### RECORDED DATA:
========================================================================

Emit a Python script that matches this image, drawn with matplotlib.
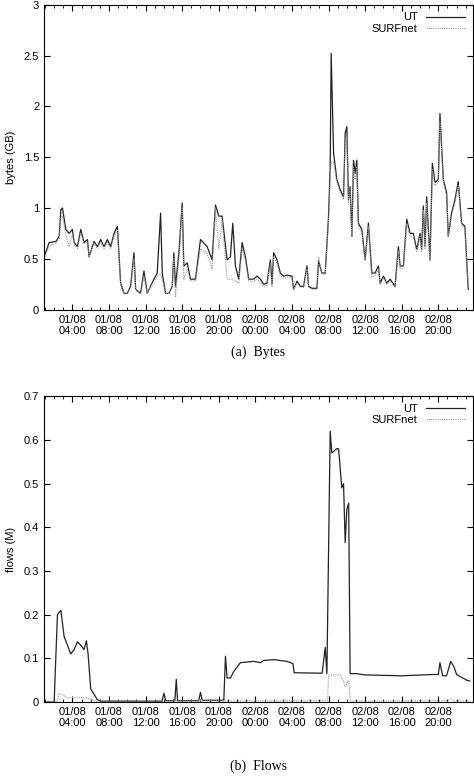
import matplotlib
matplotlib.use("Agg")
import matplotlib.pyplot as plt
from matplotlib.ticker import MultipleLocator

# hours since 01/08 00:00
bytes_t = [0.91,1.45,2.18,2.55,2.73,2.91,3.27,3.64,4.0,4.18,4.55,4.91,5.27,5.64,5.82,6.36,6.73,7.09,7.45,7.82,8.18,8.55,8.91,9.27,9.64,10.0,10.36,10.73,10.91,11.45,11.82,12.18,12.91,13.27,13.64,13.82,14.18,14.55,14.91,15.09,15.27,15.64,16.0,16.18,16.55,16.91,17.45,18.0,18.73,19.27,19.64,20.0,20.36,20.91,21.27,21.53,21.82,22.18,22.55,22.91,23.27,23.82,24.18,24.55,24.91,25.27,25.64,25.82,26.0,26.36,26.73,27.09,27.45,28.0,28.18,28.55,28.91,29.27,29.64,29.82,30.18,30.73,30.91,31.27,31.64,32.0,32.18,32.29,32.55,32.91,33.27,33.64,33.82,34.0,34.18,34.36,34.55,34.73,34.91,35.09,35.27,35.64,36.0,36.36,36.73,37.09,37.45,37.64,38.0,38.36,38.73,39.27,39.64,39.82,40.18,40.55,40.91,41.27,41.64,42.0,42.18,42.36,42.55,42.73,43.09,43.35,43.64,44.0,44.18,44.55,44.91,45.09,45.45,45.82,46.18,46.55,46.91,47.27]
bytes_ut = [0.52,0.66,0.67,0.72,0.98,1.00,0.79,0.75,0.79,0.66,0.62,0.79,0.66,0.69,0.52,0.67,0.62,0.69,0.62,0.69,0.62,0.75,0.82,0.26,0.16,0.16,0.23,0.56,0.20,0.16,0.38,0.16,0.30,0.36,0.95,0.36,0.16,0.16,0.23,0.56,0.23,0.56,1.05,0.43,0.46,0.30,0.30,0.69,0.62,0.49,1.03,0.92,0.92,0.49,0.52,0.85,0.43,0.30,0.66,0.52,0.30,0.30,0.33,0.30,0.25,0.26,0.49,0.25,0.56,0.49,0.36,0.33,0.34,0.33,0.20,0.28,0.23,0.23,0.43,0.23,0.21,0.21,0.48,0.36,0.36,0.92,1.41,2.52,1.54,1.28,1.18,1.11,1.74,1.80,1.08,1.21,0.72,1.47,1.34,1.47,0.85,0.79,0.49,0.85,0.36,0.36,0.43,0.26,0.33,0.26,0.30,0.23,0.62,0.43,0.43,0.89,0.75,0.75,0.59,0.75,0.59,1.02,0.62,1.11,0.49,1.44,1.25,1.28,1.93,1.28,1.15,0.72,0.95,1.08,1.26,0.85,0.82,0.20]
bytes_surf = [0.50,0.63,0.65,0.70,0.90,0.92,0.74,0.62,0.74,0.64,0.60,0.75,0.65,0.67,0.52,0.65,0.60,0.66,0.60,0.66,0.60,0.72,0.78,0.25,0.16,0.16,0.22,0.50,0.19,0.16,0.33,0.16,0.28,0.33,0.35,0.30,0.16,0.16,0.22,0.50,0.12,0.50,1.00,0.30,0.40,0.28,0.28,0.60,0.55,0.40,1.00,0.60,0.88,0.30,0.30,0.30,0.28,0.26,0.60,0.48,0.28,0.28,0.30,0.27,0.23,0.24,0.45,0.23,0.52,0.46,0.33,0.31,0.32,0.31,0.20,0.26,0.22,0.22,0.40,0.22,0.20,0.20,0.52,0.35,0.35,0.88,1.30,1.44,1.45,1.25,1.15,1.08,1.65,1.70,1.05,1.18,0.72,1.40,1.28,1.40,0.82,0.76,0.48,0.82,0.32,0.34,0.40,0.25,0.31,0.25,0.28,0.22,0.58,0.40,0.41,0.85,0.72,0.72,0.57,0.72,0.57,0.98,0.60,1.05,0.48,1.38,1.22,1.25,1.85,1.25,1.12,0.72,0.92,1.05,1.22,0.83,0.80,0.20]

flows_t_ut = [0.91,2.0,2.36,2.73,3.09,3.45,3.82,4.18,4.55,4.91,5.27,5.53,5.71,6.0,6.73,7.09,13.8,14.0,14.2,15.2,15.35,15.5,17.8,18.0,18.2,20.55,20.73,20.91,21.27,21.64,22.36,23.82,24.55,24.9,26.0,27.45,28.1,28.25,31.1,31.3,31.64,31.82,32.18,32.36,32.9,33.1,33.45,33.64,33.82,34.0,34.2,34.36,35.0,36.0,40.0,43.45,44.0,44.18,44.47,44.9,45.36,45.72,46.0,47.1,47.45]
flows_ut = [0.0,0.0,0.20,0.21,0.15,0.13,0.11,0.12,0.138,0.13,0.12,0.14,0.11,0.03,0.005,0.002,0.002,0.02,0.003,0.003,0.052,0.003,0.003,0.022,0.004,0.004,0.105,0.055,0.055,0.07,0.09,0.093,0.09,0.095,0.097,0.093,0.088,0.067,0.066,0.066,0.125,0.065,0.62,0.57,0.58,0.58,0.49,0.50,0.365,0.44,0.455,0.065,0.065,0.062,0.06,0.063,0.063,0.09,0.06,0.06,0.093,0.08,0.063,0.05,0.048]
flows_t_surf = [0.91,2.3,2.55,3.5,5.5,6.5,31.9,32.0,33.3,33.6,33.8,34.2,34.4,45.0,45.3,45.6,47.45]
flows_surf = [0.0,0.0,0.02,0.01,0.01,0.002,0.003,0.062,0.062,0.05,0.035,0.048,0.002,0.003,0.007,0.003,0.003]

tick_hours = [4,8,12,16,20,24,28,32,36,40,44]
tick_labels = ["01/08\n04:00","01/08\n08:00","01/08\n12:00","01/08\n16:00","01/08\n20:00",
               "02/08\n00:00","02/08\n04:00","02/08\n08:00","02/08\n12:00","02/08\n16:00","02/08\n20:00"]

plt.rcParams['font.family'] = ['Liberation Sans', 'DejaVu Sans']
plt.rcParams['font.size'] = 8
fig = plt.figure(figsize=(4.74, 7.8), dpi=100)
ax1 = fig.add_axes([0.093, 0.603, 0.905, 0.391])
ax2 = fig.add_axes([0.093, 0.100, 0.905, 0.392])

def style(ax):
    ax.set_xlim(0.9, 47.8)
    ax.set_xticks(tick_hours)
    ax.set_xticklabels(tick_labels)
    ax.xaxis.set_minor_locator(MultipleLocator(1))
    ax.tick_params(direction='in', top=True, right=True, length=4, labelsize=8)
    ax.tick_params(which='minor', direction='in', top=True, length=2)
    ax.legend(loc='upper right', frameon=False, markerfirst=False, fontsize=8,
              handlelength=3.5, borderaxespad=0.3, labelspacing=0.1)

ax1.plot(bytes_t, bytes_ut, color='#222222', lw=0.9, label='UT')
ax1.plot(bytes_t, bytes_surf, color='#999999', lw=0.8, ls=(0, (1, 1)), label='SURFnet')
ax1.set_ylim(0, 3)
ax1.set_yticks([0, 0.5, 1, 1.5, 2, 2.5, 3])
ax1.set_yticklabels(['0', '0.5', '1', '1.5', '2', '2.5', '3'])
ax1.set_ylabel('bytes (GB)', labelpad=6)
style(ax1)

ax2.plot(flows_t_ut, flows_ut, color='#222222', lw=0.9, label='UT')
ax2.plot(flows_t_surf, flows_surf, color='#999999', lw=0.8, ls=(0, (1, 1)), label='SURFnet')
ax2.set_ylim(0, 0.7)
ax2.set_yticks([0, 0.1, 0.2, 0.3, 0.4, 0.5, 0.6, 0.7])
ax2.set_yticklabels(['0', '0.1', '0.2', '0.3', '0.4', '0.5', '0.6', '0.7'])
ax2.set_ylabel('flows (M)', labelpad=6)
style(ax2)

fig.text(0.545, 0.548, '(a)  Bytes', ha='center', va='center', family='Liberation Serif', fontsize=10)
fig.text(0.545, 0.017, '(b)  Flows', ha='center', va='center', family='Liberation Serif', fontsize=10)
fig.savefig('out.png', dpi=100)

========================================================================

### SHORT PROBLEM:
From the opening line of the listing above through the line bearing "from matplotlib.ticker import MultipleLocator", repeat each line exactly. Drop every picture.

### RESPONSE:
Emit a Python script that matches this image, drawn with matplotlib.
import matplotlib
matplotlib.use("Agg")
import matplotlib.pyplot as plt
from matplotlib.ticker import MultipleLocator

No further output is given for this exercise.